U.S. Customs and Border Protection (CBP) Issues Withhold Release Order (WRO): CBP has issued a WRO on silica-based products made by Hoshine Silicon Industry Co., Ltd., a company located in Xinjiang, and its subsidiaries. This WRO is based on information reasonably indicating that Hoshine used forced labor to manufacture silica-based products. As a result, personnel at all U.S. ports of entry have been instructed to immediately begin detaining shipments that contain silica-based products made by Hoshine or materials and goods derived from or produced using those silica-based products. CBP investigates allegations of forced labor in U.S. supply chains and will continue investigating allegations in the polysilicon industry and other industries in Xinjiang and elsewhere.
CBP’s forced labor investigations have produced six Withhold Release Orders in Fiscal Year 2021, including one on cotton and tomato products from the Xinjiang region, another on cotton products originating from the Xinjiang Production and Construction Corps (XPCC), and one on the Dalian Ocean Fishing Co., Ltd. As demonstrated by the Dalian WRO, the United States is also taking action to combat the PRC’s use of forced labor beyond Xinjiang – including in the seafood industry. Currently, 35 of 49 active WROs are on goods from the PRC, and 11 WROs are on goods made by forced labor from Xinjiang.
Department of Commerce Updates its Entity List: The Department of Commerce’s Bureau of Industry and Security added to the Entity List five PRC entities: Hoshine Silicon Industry (Shanshan); Xinjiang Daqo New Energy; Xinjiang East Hope Nonferrous Metals; Xinjiang GCL New Energy Material Technology, and XPCC— for participating in the practice of, accepting, or utilizing forced labor in Xinjiang and contributing to human rights abuses against Uyghurs and other minority groups in Xinjiang. This action, which follows the 48 PRC entities previously added to the Entity List for their connections to human rights abuses in Xinjiang, restricts the export, reexport, or in-country transfer of commodities, software, and technology subject to the Export Administration Regulations where such entities are a party to the transactions (e.g., end-user, purchaser, intermediate or ultimate consignee).

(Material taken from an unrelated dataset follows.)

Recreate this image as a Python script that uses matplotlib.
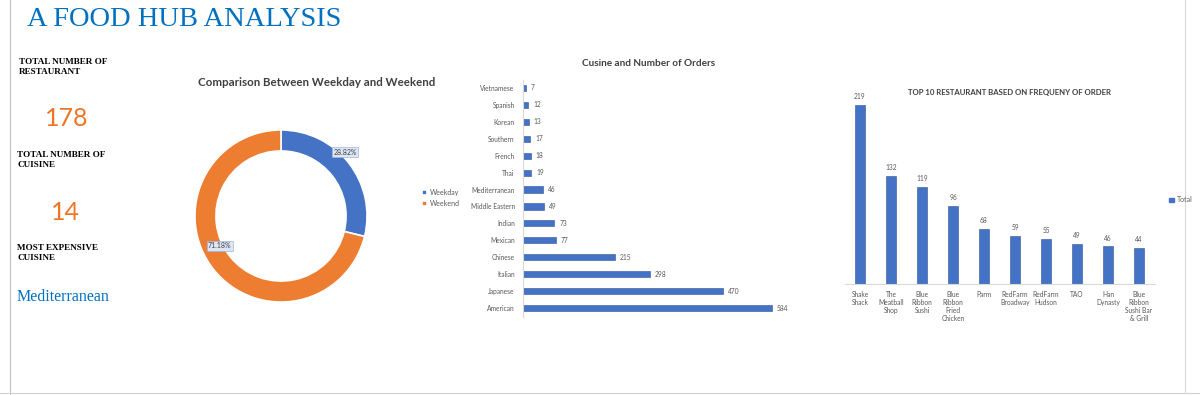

Department of Labor Updates the “List of Goods Produced by Child Labor or Forced Labor”: The Department of Labor has published a Federal Register Notice updating its “List of Goods Produced by Child Labor or Forced Labor,” to include polysilicon produced with forced labor in the PRC. Every two years, the Department of Labor publishes an updated list of goods produced by child labor or forced labor in violation of international standards. This update is the first time a good has been added outside of that two-year cycle, highlighting its strong response to the severity of the ongoing human rights abuses against Uyghurs and other minority groups in Xinjiang. The report currently includes other products from the PRC that have links to forced labor in Xinjiang or by Uyghur workers transferred to other parts of the PRC, including cotton, garments, footwear, electronics, gloves, hair products, textiles, thread/yarn, and tomato products.